Чего не было и что было
Шрифт:
Формально это, конечно, правда. Но… тут есть очень важное «но».
Христианство — удивительная вещь. Оно не поддается обращению с ним, как с древним законом, который прост и ясен, укладывается в общеобязательные правила на все случаи. Христианство, не нарушив закона древнего, облекло его новым духом и тем совершенно преобразило. В сверхзаконности этой переплавились все понятия, и ею, в ней, решаются ныне наши «да» и «нет».
Люди «нового духа» будут видеть, конечно, и зло в одном и том же, — в меру близости своей этому духу.
Не имея этого внутреннего, одного, критерия, люди «иного Духа» очень часто разнятся между собою в оценке добра и зла. Где один, искренно, видит зло, там другой, так же искренно, его может не видеть. А когда, случайно, люди старого и нового Духа и совпадут во взгляде на зло (это бывает), их совместная с ним борьба, рядом, все равно невозможна. Ибо, в зависимости от старого или нового духа, борьба с самого начала принимает то или другое течение, тот или другой образ. Даже внешнесходственные действия будут глубоко разными, и к разным приведут результатам.

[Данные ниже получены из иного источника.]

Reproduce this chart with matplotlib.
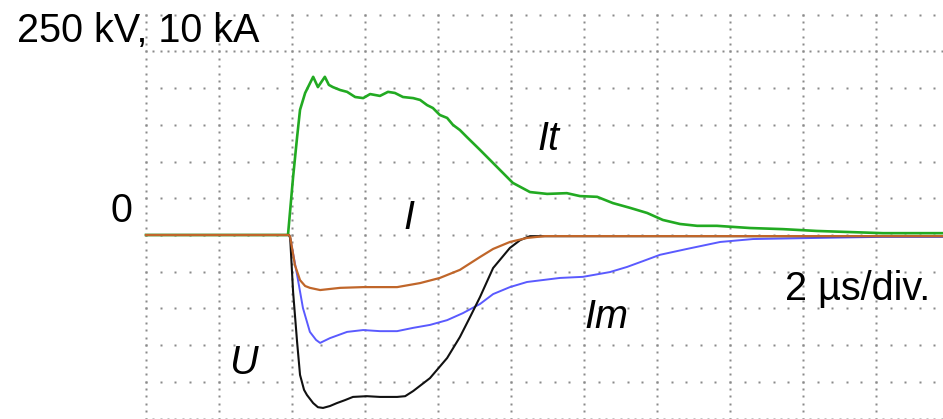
import numpy as np
import matplotlib
matplotlib.use("Agg")
import matplotlib.pyplot as plt

# ---------------- data ----------------
# scales: 2 us/div horizontally, 250 kV/div and 10 kA/div vertically
US_PER_DIV = 2.0
KV_PER_DIV = 250.0
KA_PER_DIV = 10.0

# It : green current (kA)
t_it = [0.00, 3.89, 4.03, 4.14, 4.22, 4.36, 4.47, 4.58, 4.71, 4.90, 5.01, 5.12,
        5.32, 5.51, 5.73, 5.95, 6.14, 6.41, 6.63, 6.82, 7.04, 7.32, 7.51, 7.70,
        7.86, 8.05, 8.25, 8.41, 8.60, 8.79, 9.15, 9.62, 10.05, 10.52, 10.99,
        11.53, 11.89, 12.36, 12.79, 13.26, 13.73, 14.16, 14.63, 15.10, 15.64,
        16.55, 17.45, 18.38, 19.29, 20.19, 21.84]
i_it = [0.0, 0.0, 15.8, 26.7, 34.1, 38.7, 40.9, 43.1, 40.3, 43.1, 40.9, 40.3,
        39.5, 39.0, 37.6, 37.3, 38.4, 37.9, 39.0, 38.7, 37.6, 37.3, 36.8, 35.4,
        34.6, 32.7, 31.9, 30.0, 28.6, 26.7, 23.2, 18.5, 14.2, 11.7, 11.2,
        11.4, 10.6, 10.4, 8.7, 7.4, 6.0, 4.1, 3.0, 2.5, 2.5,
        1.9, 1.6, 1.1, 0.8, 0.5, 0.5]

# I : orange current (kA)
t_i = [0.00, 3.92, 3.95, 4.08, 4.22, 4.36, 4.49, 4.77, 5.32, 5.95, 6.88, 7.51,
       8.05, 8.60, 9.15, 9.51, 9.97, 10.44, 10.93, 21.84]
i_i = [0.0, 0.0, -0.5, -8.2, -12.3, -13.9, -14.4, -15.0, -14.4, -14.2, -14.2, -13.1,
       -11.7, -9.5, -6.0, -3.8, -1.9, -0.8, -0.3, -0.3]

# Im : blue current (kA)
t_im = [0.00, 3.92, 3.95, 4.14, 4.30, 4.49, 4.66, 4.77, 5.04, 5.51, 5.95, 6.41,
        6.88, 7.32, 7.78, 8.25, 8.68, 9.15, 9.51, 9.97, 10.44, 11.34, 11.97,
        12.71, 13.18, 13.62, 14.08, 14.82, 15.73, 16.63, 18.38, 20.19, 21.84]
i_im = [0.0, 0.0, -0.8, -10.9, -19.9, -26.4, -28.6, -29.4, -28.1, -26.4, -25.9, -26.2,
        -26.2, -25.3, -24.5, -23.2, -21.3, -18.8, -16.1, -14.2, -12.8, -11.7, -11.4,
        -10.1, -8.7, -7.1, -5.4, -3.8, -1.9, -1.1, -0.8, -0.5, -0.5]

# U : black voltage (kV)
t_u = [0.00, 3.92, 3.95, 4.03, 4.14, 4.22, 4.33, 4.41, 4.58, 4.71, 4.85, 5.04,
       5.23, 5.45, 5.67, 6.05, 6.41, 6.88, 7.10, 7.32, 7.78, 8.25, 8.60, 8.88,
       9.15, 9.51, 9.97, 10.25, 10.52, 21.84]
u_u = [0, 0, -20, -388, -730, -953, -1055, -1090, -1145, -1173, -1178, -1165,
       -1145, -1125, -1103, -1098, -1103, -1103, -1098, -1063, -975, -838, -695, -558,
       -423, -225, -88, -35, -8, -8]

# ---------------- figure ----------------
W, H = 943, 419
fig = plt.figure(figsize=(W / 100, H / 100), dpi=100)
ax = fig.add_axes([0, 0, 1, 1])
ax.set_axis_off()

# pixel geometry of graticule
X0_PX, DX_PX = 146.0, 73.0      # left grid line, px per horizontal division
Y0_PX, DY_PX = 235.0, 36.7      # zero line, px per vertical division
x_left = -X0_PX / DX_PX * US_PER_DIV
x_right = (W - X0_PX) / DX_PX * US_PER_DIV
y_top = Y0_PX / DY_PX
y_bot = -(H - Y0_PX) / DY_PX
ax.set_xlim(x_left, x_right)
ax.set_ylim(y_bot, y_top)

grid_col = "#8a8a8a"
ms = 1.9
# vertical graticule lines (dots every 1/5 vertical division)
yv = np.arange(-5, 6.001, 0.2)
for k in range(0, 11):
    xv = k * US_PER_DIV
    ax.plot(np.full_like(yv, xv), yv, ls="none", marker="s", ms=ms,
            mec="none", mfc=grid_col, zorder=1)
# horizontal graticule lines (dots every 1/5 horizontal division)
for j in range(-5, 7):
    step = 0.2 if j in (5, -5) else 0.4
    xh = np.arange(0, x_right + 0.01, step)
    ax.plot(xh, np.full_like(xh, j), ls="none", marker="s", ms=ms,
            mec="none", mfc=grid_col, zorder=1)

# traces
ax.plot(t_im, np.array(i_im) / KA_PER_DIV, color="#5a5aff", lw=1.4, zorder=3)
ax.plot(t_it, np.array(i_it) / KA_PER_DIV, color="#22aa22", lw=1.9, zorder=4)
ax.plot(t_u, np.array(u_u) / KV_PER_DIV, color="#111111", lw=1.5, zorder=5)
ax.plot(t_i, np.array(i_i) / KA_PER_DIV, color="#c0662a", lw=1.6, zorder=6)

# text
fs = 28.5
fam = ["Liberation Sans", "DejaVu Sans"]
def ftxt(px, py, s, ha="left", style="normal"):
    fig.text(px / W, 1 - py / H, s, ha=ha, va="baseline", fontsize=fs,
             family=fam, style=style, color="black", zorder=10)

ftxt(17, 42, "250 kV, 10 kA")
ftxt(132, 222, "0", ha="right")
ftxt(537, 150, "It", style="italic")
ftxt(403, 229, "I", style="italic")
ftxt(584, 328, "Im", style="italic")
ftxt(229, 374, "U", style="italic")
ftxt(785, 300, "2 \u00b5s/div.")

fig.savefig("out.png", dpi=100, facecolor="white")
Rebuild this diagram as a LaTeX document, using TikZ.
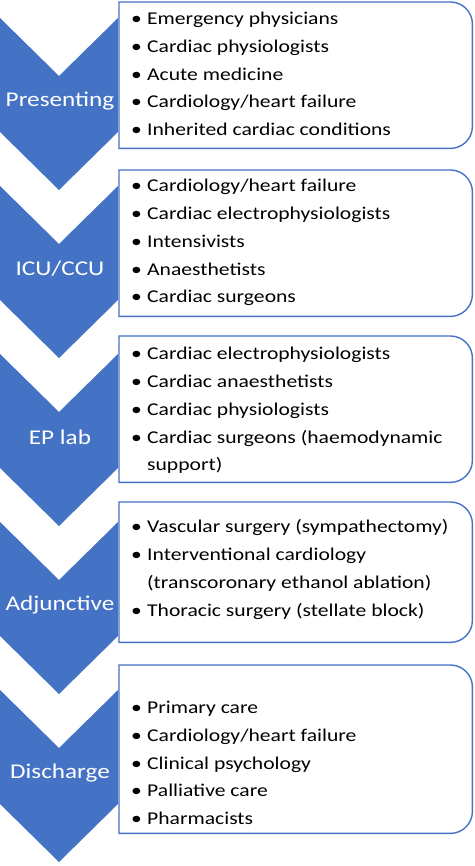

Поэтому меня интересуют в книге Ильина не теоретические положения и не высокие ее слова, а самое важное: ее дух.
Какого она духа?
Ничто так не помогает исследованию, как конкретный пример.
У Ильина нет ни имен, ни лиц, о борьбе со злом он говорит «вообще», — у него нет конкретностей. Или есть, но они где-то скрыты за плотным забором их отвлеченно-теоретических палей.
Вот, впрочем, одно подлинное имя, подлинного человека. Тут можно кое-что взять в виде примера, и даже поучительного.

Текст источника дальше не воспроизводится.